Three Egyptian journalists said Monday they had begun hunger strikes to demand authorities free Alaa Abdel Fattah, a jailed political dissident who has been refusing food and now water too.

British-Egyptian Abdel Fattah, 40, a major figure in the 2011 revolt that toppled longtime president Hosni Mubarak, stopped drinking water on Sunday to coincide with the opening of the COP27 climate summit in Egypt.

“We have stopped eating now because Alaa Abdel Fattah is in danger of dying,” journalist Mona Selim told AFP during a sit-in at the journalists’ union in Cairo.

She was speaking alongside Eman Ouf and Racha Azab, the two colleagues who have gone on hunger strike with her.

Selim said that the three are also demanding the “liberation of all prisoners of conscience” in Egypt.

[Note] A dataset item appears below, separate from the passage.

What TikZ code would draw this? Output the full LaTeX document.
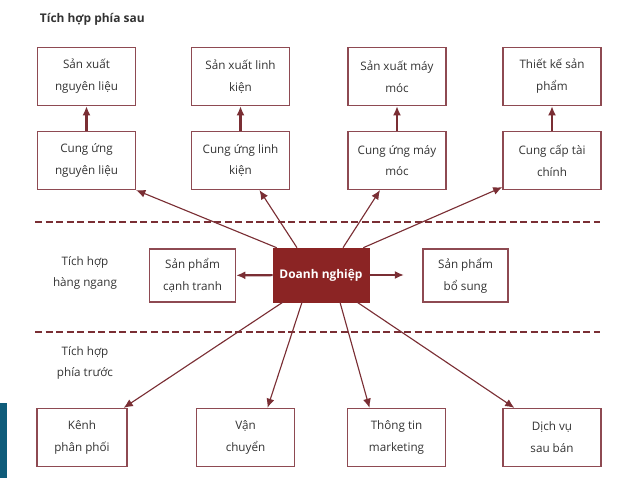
\documentclass[tikz,border=0pt]{standalone}
\usepackage{fontspec}
\setmainfont{Open Sans}
\usetikzlibrary{arrows.meta}
\usetikzlibrary{positioning}
\usetikzlibrary{calc}
\tikzset{>={Latex[length=2.3mm, width=2mm]}}
\definecolor{dnred}{HTML}{8B2424}
\definecolor{boxred}{HTML}{8E4A52}
\definecolor{linered}{HTML}{7A2E34}
\definecolor{txtgray}{HTML}{333333}
\definecolor{sidebar}{HTML}{0F5C7A}
\tikzset{
    boxnode/.style={draw=boxred, line width=0.9pt, fill=white, text=txtgray, align=center,
        minimum width=2.45cm, minimum height=1.45cm, inner sep=1pt,
        font=\fontsize{8.3}{15.5}\selectfont},
    firm/.style={fill=dnred, draw=dnred, text=white, align=center,
        minimum width=2.4cm, minimum height=1.35cm, font=\fontsize{8.5}{10}\selectfont\bfseries},
    flow/.style={->, draw=linered, line width=0.8pt},
    upflow/.style={->, draw=linered, line width=1.5pt},
    band/.style={draw=linered, line width=1.3pt, dash pattern=on 5pt off 2.5pt},
    tag/.style={text=txtgray, align=center, font=\fontsize{8.3}{15.5}\selectfont},
}

\begin{document}
\begin{tikzpicture}[x=0.025cm, y=-0.025cm]
	\useasboundingbox (0,0) rectangle (638,478);
	\fill[sidebar] (0,403) rectangle (7,478);
	\node[anchor=west, text=txtgray, font=\fontsize{8.5}{10}\selectfont\bfseries] (title) at (35,19) {Tích hợp phía sau};
	
	% phia sau
	\node[boxnode] (sxnl) at (86.5,76.5) {Sản xuất\\nguyên liệu};
	\node[boxnode] (sxlk) at (240.5,76.5) {Sản xuất linh\\kiện};
	\node[boxnode] (sxmm) at (397,76.5) {Sản xuất máy\\móc};
	\node[boxnode] (tksp) at (552,76.5) {Thiết kế sản\\phẩm};
	\node[boxnode] (cunl) at (86.5,160.5) {Cung ứng\\nguyên liệu};
	\node[boxnode] (culk) at (240.5,160.5) {Cung ứng linh\\kiện};
	\node[boxnode] (cumm) at (397,160.5) {Cung ứng máy\\móc};
	\node[boxnode] (cctc) at (552,160.5) {Cung cấp tài\\chính};
	\draw[upflow] (cunl) -- (sxnl);
	\draw[upflow] (culk) -- (sxlk);
	\draw[upflow] (cumm) -- (sxmm);
	\draw[upflow] (cctc) -- (tksp);
	
	% hang ngang
	\coordinate (b1l) at (35,222);
	\coordinate (b1r) at (600,222);
	\coordinate (b2l) at (35,332);
	\coordinate (b2r) at (600,332);
	\draw[band] (b1l) -- (b1r);
	\draw[band] (b2l) -- (b2r);
	\node[tag] (ngang) at (85,273) {Tích hợp\\hàng ngang};
	\node[tag] (truoc) at (85,363) {Tích hợp\\phía trước};
	\node[firm] (dn) at (321,275) {Doanh nghiệp};
	\node[boxnode, minimum width=2.15cm, minimum height=1.32cm] (spct) at (192.5,275.5) {Sản phẩm\\cạnh tranh};
	\node[boxnode, minimum width=2.12cm, minimum height=1.32cm] (spbs) at (465.5,275.5) {Sản phẩm\\bổ sung};
	\coordinate (bsend) at (404,275);
	\draw[upflow] (dn) -- (spct);
	\draw[upflow] (dn) -- (bsend);
	
	% phia truoc
	\node[boxnode, minimum width=2.25cm] (kpp) at (82,437.5) {Kênh\\phân phối};
	\node[boxnode] (vc) at (245.5,437.5) {Vận\\chuyển};
	\node[boxnode] (ttm) at (396.5,437.5) {Thông tin\\marketing};
	\node[boxnode] (dvsb) at (552,437.5) {Dịch vụ\\sau bán};
	
	\draw[flow] ($(dn.north west)+(4,0)$) -- (cunl.south east);
	\draw[flow] ($(dn.north)+(-24,0)$) -- ($(culk.south)+(19,0)$);
	\draw[flow] ($(dn.north)+(22,0)$) -- ($(cumm.south)+(-17,0)$);
	\draw[flow] ($(dn.north east)+(-6,0)$) -- ($(cctc.south west)+(0,-3)$);
	\draw[flow] ($(dn.south west)+(10,0)$) -- ($(kpp.north east)+(-4,0)$);
	\draw[flow] ($(dn.south)+(-19,0)$) -- ($(vc.north)+(22,0)$);
	\draw[flow] ($(dn.south)+(19,0)$) -- ($(ttm.north)+(-27,0)$);
	\draw[flow] ($(dn.south east)+(-12,0)$) -- ($(dvsb.north west)+(12,0)$);
\end{tikzpicture}
\end{document}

They number more than 60,000 in Egypt, according to rights groups — jailed under the rule of President Abdel Fattah al-Sisi, who deposed Islamist president Mohamed Morsi in 2013, before being elected the following year.

After a seven-month hunger strike during which he consumed only “100 calories a day”, Alaa Abdel Fattah has refused food altogether since last Tuesday.

On Sunday he launched a “water strike” too, said his sister Sanaa Seif, who on Monday travelled to Sharm el-Sheikh where world leaders arrived for the COP27.